WHAT IS BEING ASKED:
Quote every line of the material beneath this one.

GIVEN DATA:
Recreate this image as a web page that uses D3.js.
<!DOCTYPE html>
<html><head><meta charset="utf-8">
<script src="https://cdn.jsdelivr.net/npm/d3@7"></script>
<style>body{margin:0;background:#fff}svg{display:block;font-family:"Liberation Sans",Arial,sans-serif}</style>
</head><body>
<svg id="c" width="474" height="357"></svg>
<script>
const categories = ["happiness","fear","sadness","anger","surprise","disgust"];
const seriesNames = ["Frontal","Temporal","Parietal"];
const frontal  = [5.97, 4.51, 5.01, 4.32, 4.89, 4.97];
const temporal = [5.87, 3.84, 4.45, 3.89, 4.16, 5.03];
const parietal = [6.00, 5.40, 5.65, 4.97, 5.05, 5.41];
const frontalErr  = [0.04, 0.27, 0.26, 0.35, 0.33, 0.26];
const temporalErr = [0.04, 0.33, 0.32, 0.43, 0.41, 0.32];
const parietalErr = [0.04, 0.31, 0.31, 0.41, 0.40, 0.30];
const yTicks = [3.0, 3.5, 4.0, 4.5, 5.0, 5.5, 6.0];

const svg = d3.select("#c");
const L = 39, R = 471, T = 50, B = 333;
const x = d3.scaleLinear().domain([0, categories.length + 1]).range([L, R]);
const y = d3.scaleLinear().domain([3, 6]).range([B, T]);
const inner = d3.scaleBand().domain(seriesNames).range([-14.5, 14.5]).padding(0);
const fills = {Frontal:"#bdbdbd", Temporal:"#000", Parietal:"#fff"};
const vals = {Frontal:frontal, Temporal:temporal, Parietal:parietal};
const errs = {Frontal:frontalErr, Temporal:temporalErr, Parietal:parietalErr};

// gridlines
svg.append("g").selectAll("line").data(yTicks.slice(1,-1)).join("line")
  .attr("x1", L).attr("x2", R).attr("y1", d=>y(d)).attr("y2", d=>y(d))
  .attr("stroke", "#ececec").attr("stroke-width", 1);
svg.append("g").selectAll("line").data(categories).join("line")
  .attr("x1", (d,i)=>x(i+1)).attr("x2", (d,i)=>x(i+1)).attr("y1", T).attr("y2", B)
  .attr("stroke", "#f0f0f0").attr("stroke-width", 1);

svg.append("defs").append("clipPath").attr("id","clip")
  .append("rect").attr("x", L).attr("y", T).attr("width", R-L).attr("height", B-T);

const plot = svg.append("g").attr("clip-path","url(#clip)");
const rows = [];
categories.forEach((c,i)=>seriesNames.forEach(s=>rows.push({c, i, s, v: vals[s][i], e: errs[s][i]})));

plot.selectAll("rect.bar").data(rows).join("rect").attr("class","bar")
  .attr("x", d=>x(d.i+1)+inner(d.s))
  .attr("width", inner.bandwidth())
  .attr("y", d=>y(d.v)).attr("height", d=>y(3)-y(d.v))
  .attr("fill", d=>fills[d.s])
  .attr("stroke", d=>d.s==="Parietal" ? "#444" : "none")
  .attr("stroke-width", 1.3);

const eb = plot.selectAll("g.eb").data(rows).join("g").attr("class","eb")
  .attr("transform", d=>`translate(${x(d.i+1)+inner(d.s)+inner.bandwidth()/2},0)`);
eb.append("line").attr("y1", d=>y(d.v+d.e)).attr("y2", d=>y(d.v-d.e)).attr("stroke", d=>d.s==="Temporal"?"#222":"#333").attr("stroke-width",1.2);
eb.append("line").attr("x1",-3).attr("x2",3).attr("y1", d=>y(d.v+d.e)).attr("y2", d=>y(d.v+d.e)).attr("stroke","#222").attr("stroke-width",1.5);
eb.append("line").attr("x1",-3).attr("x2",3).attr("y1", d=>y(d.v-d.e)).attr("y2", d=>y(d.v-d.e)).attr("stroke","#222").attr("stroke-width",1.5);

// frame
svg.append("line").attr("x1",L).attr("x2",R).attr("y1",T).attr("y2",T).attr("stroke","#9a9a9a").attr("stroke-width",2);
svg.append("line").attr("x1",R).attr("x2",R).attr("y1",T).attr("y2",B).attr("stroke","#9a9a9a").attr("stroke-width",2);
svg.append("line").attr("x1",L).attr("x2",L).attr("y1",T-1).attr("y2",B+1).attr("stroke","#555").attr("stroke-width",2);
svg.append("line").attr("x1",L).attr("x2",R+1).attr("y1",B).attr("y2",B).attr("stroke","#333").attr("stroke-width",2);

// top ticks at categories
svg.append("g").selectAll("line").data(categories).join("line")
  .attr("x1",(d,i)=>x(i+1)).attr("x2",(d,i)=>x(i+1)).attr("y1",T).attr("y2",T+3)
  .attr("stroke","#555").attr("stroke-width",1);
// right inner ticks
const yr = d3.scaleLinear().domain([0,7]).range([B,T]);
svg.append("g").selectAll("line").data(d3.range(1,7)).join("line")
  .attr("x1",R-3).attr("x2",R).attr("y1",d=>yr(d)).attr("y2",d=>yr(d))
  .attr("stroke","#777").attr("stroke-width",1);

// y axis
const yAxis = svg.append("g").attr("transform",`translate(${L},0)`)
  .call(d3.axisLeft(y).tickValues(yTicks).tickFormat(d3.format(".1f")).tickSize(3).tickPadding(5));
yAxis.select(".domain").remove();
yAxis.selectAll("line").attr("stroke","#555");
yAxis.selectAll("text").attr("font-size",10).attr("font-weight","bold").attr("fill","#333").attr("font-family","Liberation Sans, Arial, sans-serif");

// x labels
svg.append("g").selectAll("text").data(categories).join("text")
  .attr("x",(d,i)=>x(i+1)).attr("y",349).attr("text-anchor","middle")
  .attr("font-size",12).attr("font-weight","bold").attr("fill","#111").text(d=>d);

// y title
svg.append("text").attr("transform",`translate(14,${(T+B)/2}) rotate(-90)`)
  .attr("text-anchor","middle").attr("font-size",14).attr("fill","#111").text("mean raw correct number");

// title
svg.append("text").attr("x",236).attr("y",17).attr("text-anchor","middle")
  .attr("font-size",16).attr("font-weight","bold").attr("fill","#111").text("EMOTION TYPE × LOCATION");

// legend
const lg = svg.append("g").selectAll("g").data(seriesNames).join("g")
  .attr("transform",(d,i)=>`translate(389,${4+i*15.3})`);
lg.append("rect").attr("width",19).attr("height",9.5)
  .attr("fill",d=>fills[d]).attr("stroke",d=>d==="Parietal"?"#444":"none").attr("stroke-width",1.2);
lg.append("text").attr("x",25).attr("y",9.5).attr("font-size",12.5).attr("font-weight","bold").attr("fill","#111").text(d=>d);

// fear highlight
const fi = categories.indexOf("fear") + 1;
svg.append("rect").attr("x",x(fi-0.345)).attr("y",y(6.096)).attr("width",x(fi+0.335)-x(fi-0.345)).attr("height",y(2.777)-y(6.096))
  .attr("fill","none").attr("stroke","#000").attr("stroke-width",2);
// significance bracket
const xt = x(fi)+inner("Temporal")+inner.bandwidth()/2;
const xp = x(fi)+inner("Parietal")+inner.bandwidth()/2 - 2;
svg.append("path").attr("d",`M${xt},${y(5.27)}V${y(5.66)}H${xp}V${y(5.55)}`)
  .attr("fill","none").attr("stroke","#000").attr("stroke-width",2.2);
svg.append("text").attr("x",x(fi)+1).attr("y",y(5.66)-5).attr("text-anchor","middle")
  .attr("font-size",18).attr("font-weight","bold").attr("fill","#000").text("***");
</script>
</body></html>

REPLY TO THE TASK:
Recreate this image as a web page that uses D3.js.
<!DOCTYPE html>
<html><head><meta charset="utf-8">
<script src="https://cdn.jsdelivr.net/npm/d3@7"></script>
<style>body{margin:0;background:#fff}svg{display:block;font-family:"Liberation Sans",Arial,sans-serif}</style>
</head><body>
<svg id="c" width="474" height="357"></svg>
<script>
const categories = ["happiness","fear","sadness","anger","surprise","disgust"];
const seriesNames = ["Frontal","Temporal","Parietal"];
const frontal  = [5.97, 4.51, 5.01, 4.32, 4.89, 4.97];
const temporal = [5.87, 3.84, 4.45, 3.89, 4.16, 5.03];
const parietal = [6.00, 5.40, 5.65, 4.97, 5.05, 5.41];
const frontalErr  = [0.04, 0.27, 0.26, 0.35, 0.33, 0.26];
const temporalErr = [0.04, 0.33, 0.32, 0.43, 0.41, 0.32];
const parietalErr = [0.04, 0.31, 0.31, 0.41, 0.40, 0.30];
const yTicks = [3.0, 3.5, 4.0, 4.5, 5.0, 5.5, 6.0];

const svg = d3.select("#c");
const L = 39, R = 471, T = 50, B = 333;
const x = d3.scaleLinear().domain([0, categories.length + 1]).range([L, R]);
const y = d3.scaleLinear().domain([3, 6]).range([B, T]);
const inner = d3.scaleBand().domain(seriesNames).range([-14.5, 14.5]).padding(0);
const fills = {Frontal:"#bdbdbd", Temporal:"#000", Parietal:"#fff"};
const vals = {Frontal:frontal, Temporal:temporal, Parietal:parietal};
const errs = {Frontal:frontalErr, Temporal:temporalErr, Parietal:parietalErr};

// gridlines
svg.append("g").selectAll("line").data(yTicks.slice(1,-1)).join("line")
  .attr("x1", L).attr("x2", R).attr("y1", d=>y(d)).attr("y2", d=>y(d))
  .attr("stroke", "#ececec").attr("stroke-width", 1);
svg.append("g").selectAll("line").data(categories).join("line")
  .attr("x1", (d,i)=>x(i+1)).attr("x2", (d,i)=>x(i+1)).attr("y1", T).attr("y2", B)
  .attr("stroke", "#f0f0f0").attr("stroke-width", 1);

svg.append("defs").append("clipPath").attr("id","clip")
  .append("rect").attr("x", L).attr("y", T).attr("width", R-L).attr("height", B-T);

const plot = svg.append("g").attr("clip-path","url(#clip)");
const rows = [];
categories.forEach((c,i)=>seriesNames.forEach(s=>rows.push({c, i, s, v: vals[s][i], e: errs[s][i]})));

plot.selectAll("rect.bar").data(rows).join("rect").attr("class","bar")
  .attr("x", d=>x(d.i+1)+inner(d.s))
  .attr("width", inner.bandwidth())
  .attr("y", d=>y(d.v)).attr("height", d=>y(3)-y(d.v))
  .attr("fill", d=>fills[d.s])
  .attr("stroke", d=>d.s==="Parietal" ? "#444" : "none")
  .attr("stroke-width", 1.3);

const eb = plot.selectAll("g.eb").data(rows).join("g").attr("class","eb")
  .attr("transform", d=>`translate(${x(d.i+1)+inner(d.s)+inner.bandwidth()/2},0)`);
eb.append("line").attr("y1", d=>y(d.v+d.e)).attr("y2", d=>y(d.v-d.e)).attr("stroke", d=>d.s==="Temporal"?"#222":"#333").attr("stroke-width",1.2);
eb.append("line").attr("x1",-3).attr("x2",3).attr("y1", d=>y(d.v+d.e)).attr("y2", d=>y(d.v+d.e)).attr("stroke","#222").attr("stroke-width",1.5);
eb.append("line").attr("x1",-3).attr("x2",3).attr("y1", d=>y(d.v-d.e)).attr("y2", d=>y(d.v-d.e)).attr("stroke","#222").attr("stroke-width",1.5);

// frame
svg.append("line").attr("x1",L).attr("x2",R).attr("y1",T).attr("y2",T).attr("stroke","#9a9a9a").attr("stroke-width",2);
svg.append("line").attr("x1",R).attr("x2",R).attr("y1",T).attr("y2",B).attr("stroke","#9a9a9a").attr("stroke-width",2);
svg.append("line").attr("x1",L).attr("x2",L).attr("y1",T-1).attr("y2",B+1).attr("stroke","#555").attr("stroke-width",2);
svg.append("line").attr("x1",L).attr("x2",R+1).attr("y1",B).attr("y2",B).attr("stroke","#333").attr("stroke-width",2);

// top ticks at categories
svg.append("g").selectAll("line").data(categories).join("line")
  .attr("x1",(d,i)=>x(i+1)).attr("x2",(d,i)=>x(i+1)).attr("y1",T).attr("y2",T+3)
  .attr("stroke","#555").attr("stroke-width",1);
// right inner ticks
const yr = d3.scaleLinear().domain([0,7]).range([B,T]);
svg.append("g").selectAll("line").data(d3.range(1,7)).join("line")
  .attr("x1",R-3).attr("x2",R).attr("y1",d=>yr(d)).attr("y2",d=>yr(d))
  .attr("stroke","#777").attr("stroke-width",1);

// y axis
const yAxis = svg.append("g").attr("transform",`translate(${L},0)`)
  .call(d3.axisLeft(y).tickValues(yTicks).tickFormat(d3.format(".1f")).tickSize(3).tickPadding(5));
yAxis.select(".domain").remove();
yAxis.selectAll("line").attr("stroke","#555");
yAxis.selectAll("text").attr("font-size",10).attr("font-weight","bold").attr("fill","#333").attr("font-family","Liberation Sans, Arial, sans-serif");

// x labels
svg.append("g").selectAll("text").data(categories).join("text")
  .attr("x",(d,i)=>x(i+1)).attr("y",349).attr("text-anchor","middle")
  .attr("font-size",12).attr("font-weight","bold").attr("fill","#111").text(d=>d);

// y title
svg.append("text").attr("transform",`translate(14,${(T+B)/2}) rotate(-90)`)
  .attr("text-anchor","middle").attr("font-size",14).attr("fill","#111").text("mean raw correct number");

// title
svg.append("text").attr("x",236).attr("y",17).attr("text-anchor","middle")
  .attr("font-size",16).attr("font-weight","bold").attr("fill","#111").text("EMOTION TYPE × LOCATION");

// legend
const lg = svg.append("g").selectAll("g").data(seriesNames).join("g")
  .attr("transform",(d,i)=>`translate(389,${4+i*15.3})`);
lg.append("rect").attr("width",19).attr("height",9.5)
  .attr("fill",d=>fills[d]).attr("stroke",d=>d==="Parietal"?"#444":"none").attr("stroke-width",1.2);
lg.append("text").attr("x",25).attr("y",9.5).attr("font-size",12.5).attr("font-weight","bold").attr("fill","#111").text(d=>d);

// fear highlight
const fi = categories.indexOf("fear") + 1;
svg.append("rect").attr("x",x(fi-0.345)).attr("y",y(6.096)).attr("width",x(fi+0.335)-x(fi-0.345)).attr("height",y(2.777)-y(6.096))
  .attr("fill","none").attr("stroke","#000").attr("stroke-width",2);
// significance bracket
const xt = x(fi)+inner("Temporal")+inner.bandwidth()/2;
const xp = x(fi)+inner("Parietal")+inner.bandwidth()/2 - 2;
svg.append("path").attr("d",`M${xt},${y(5.27)}V${y(5.66)}H${xp}V${y(5.55)}`)
  .attr("fill","none").attr("stroke","#000").attr("stroke-width",2.2);
svg.append("text").attr("x",x(fi)+1).attr("y",y(5.66)-5).attr("text-anchor","middle")
  .attr("font-size",18).attr("font-weight","bold").attr("fill","#000").text("***");
</script>
</body></html>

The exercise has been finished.